In Mr. Duckett's sitting-room, a small, unpretending, and homely nook, was the portrait of his revered and beloved patron, Bishop Bishop, in Mr. Duckett's youth the only and supreme ecclesiastical authority in England. The priest was an old man now, seventy-five or thereabouts, but his heart was true yet to his friend and patron, whose praises he was never tired of repeating. He told, also, how, although parishes had been formed around him and churches had grown up at his side, yet once his duties carried him on midnight rides and to distances of forty or fifty miles, for a sick-call or a promised and occasional Mass at some one of the many places that claimed his care. Broadway, a village at the foot of the Coteswold Hills, just at the edge of the fruitful plain or vale of Gresham, was one of these stations, and now, as for many long years past, there stands in its midst the Passionist Monastery of St. Saviour, the novitiate house for the province of Great Britain. Two hundred Catholics and a spacious church, model schools under government inspection, and confraternities of many kinds, have turned the far-off hamlet, where a few stray and hunted Catholics were hidden, into a very centre of religion for twenty miles around. Wordnorton, the hunting-box of the Duc d'Aumale, and Chipping-Campden, a thriving little mission on the opposite ridge of the Coteswold, are both served from the monastery at Broadway; and so great is the personal ascendency of the monks, and so universal their popularity, that they need not fear the letter of the law, and do often contravene it by walking abroad in their monastic habit.

Here is one of the changes that have occurred in the straggling field of Mr. Duckett's early labors; and, while all this is happening around him, the calm old man waits for his summons in the same homely and unobtrusive dress he has sanctified by his daily work in the vineyard of Christ.

It is said, and I believe with truth—at least, I hope so—that the monastic garb of all religious orders was originally modelled on the coarse habiliments of the poorest and simplest of mankind—the shepherds and husbandmen of the hard-working rural districts.

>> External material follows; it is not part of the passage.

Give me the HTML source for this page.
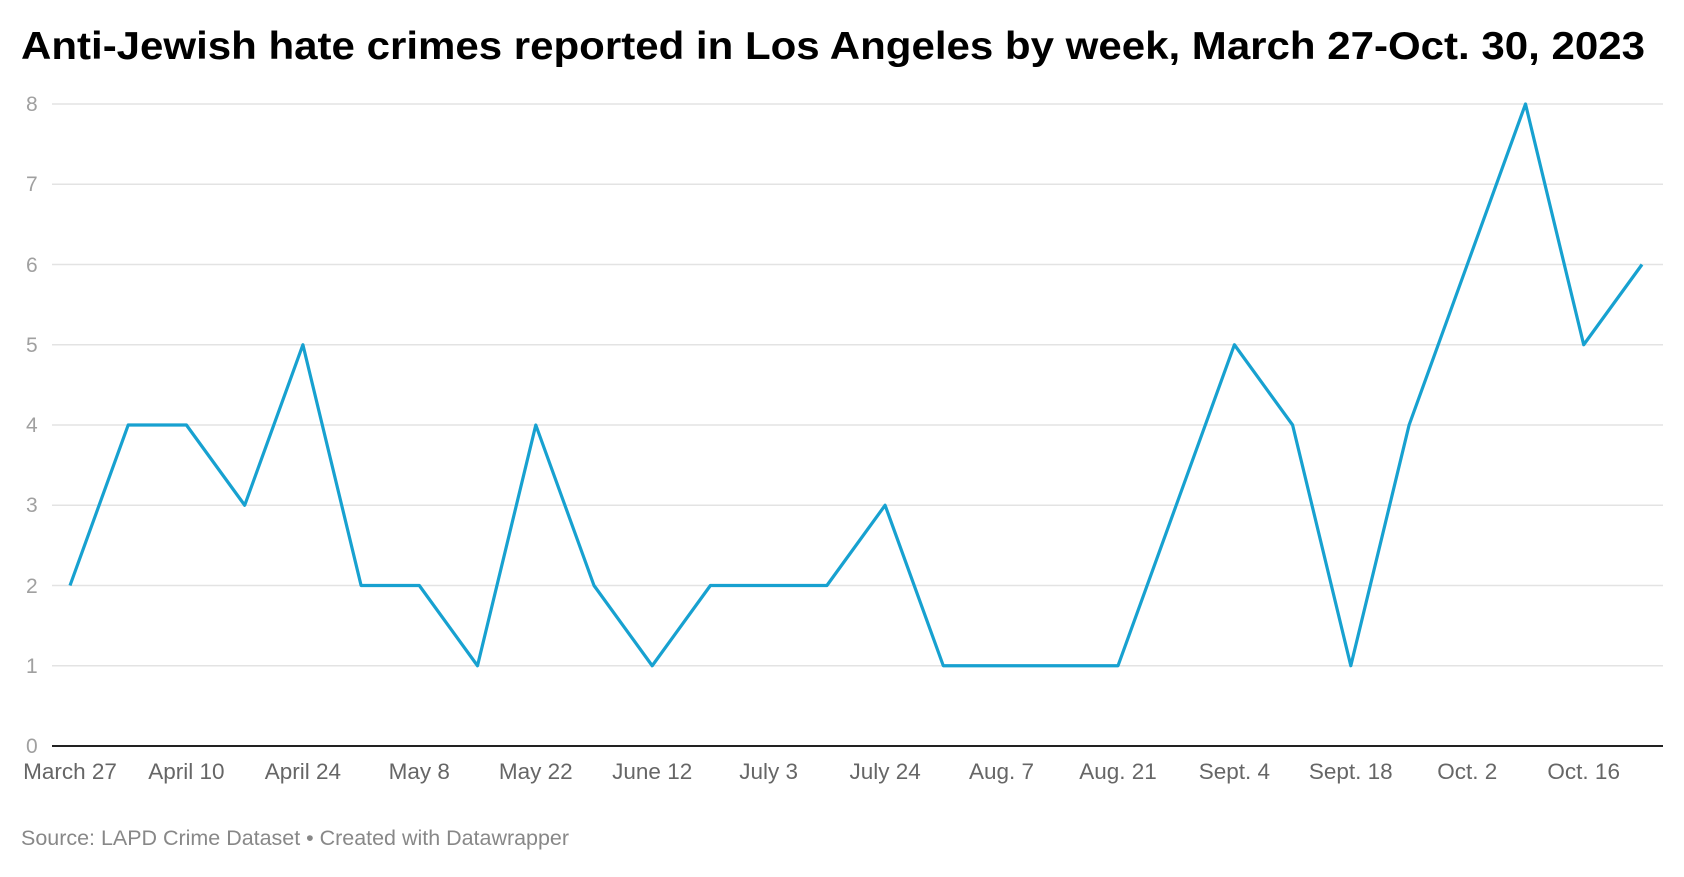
<!DOCTYPE html>
<html><head><meta charset="utf-8"><style>
body{margin:0;background:#fff;width:1684px;height:872px;overflow:hidden;font-family:"Liberation Sans",sans-serif}
</style></head><body>
<svg width="1684" height="872" xmlns="http://www.w3.org/2000/svg" font-family="Liberation Sans, sans-serif">
<text x="21" y="59" font-size="39" font-weight="bold" fill="#000" textLength="1624" lengthAdjust="spacingAndGlyphs">Anti-Jewish hate crimes reported in Los Angeles by week, March 27-Oct. 30, 2023</text>
<g stroke="#e3e3e3" stroke-width="1.5">
<line x1="52" x2="1663" y1="104" y2="104"/><line x1="52" x2="1663" y1="184.25" y2="184.25"/>
<line x1="52" x2="1663" y1="264.5" y2="264.5"/><line x1="52" x2="1663" y1="344.75" y2="344.75"/>
<line x1="52" x2="1663" y1="425" y2="425"/><line x1="52" x2="1663" y1="505.25" y2="505.25"/>
<line x1="52" x2="1663" y1="585.5" y2="585.5"/><line x1="52" x2="1663" y1="665.75" y2="665.75"/>
</g>
<line x1="52" x2="1663" y1="746" y2="746" stroke="#222" stroke-width="2"/>
<g font-size="21" fill="#a0a0a0" text-anchor="start">
<text x="26" y="111">8</text><text x="26" y="191">7</text><text x="26" y="272">6</text><text x="26" y="352">5</text>
<text x="26" y="432">4</text><text x="26" y="512">3</text><text x="26" y="593">2</text><text x="26" y="673">1</text><text x="26" y="753">0</text>
</g>
<polyline fill="none" stroke="#17a1d0" stroke-width="3.2" stroke-linejoin="round" points="70,585.5 128.2,425 186.4,425 244.7,505.25 302.9,344.75 361.1,585.5 419.3,585.5 477.5,665.75 535.8,425 594,585.5 652.2,665.75 710.4,585.5 768.6,585.5 826.9,585.5 885.1,505.25 943.3,665.75 1001.5,665.75 1059.7,665.75 1118,665.75 1176.2,505.25 1234.4,344.75 1292.6,425 1350.8,665.75 1409.1,425 1467.3,264.5 1525.5,104 1583.7,344.75 1642,264.5"/>
<g font-size="22.5" fill="#666" text-anchor="middle">
<text x="70" y="779">March 27</text><text x="186.4" y="779">April 10</text><text x="302.9" y="779">April 24</text>
<text x="419.3" y="779">May 8</text><text x="535.8" y="779">May 22</text><text x="652.2" y="779">June 12</text>
<text x="768.6" y="779">July 3</text><text x="885.1" y="779">July 24</text><text x="1001.5" y="779">Aug. 7</text>
<text x="1118" y="779">Aug. 21</text><text x="1234.4" y="779">Sept. 4</text><text x="1350.8" y="779">Sept. 18</text>
<text x="1467.3" y="779">Oct. 2</text><text x="1583.7" y="779">Oct. 16</text>
</g>
<text x="21" y="845" font-size="21" fill="#888" textLength="548" lengthAdjust="spacingAndGlyphs">Source: LAPD Crime Dataset • Created with Datawrapper</text>
</svg>
</body></html>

If so, it suggests a very beautiful and a very happy thought, and brings before our eyes the many parables in which God's church is likened to a field, a vineyard, an orchard, a garden. Tillers of the soil and sowers of the grain, reapers of the harvest and fosterers of the vine, are priests and deacons, bishops and monks; and all through sacred history runs this touching parallel. Nowhere is religion without her crown of nature's weaving: the blossoming rod and the sceptre of Christ's jurisdiction are one.

And so, to return to our friend, the priest and pastor of a forgotten and happily buried age of persecution, God's voice called him in time, and among the many who daily wait in the temple's outer court he was chosen to blossom forth in a higher life, and to wear his robe of glory in a nobler place than that where he had clothed himself like the poor and the unnoticed, and only wore by stealth the sacred garments of his priesthood.

He died in the year 1866, if I mistake not, and his place was filled by a young man, newly ordained, as if to bear witness how suddenly one state of things had died away and another had come in its stead, but also, perchance, to point out to us—too secure in our present safety—that as quickly as freedom had followed persecution, so we should be ever ready to see persecution follow freedom.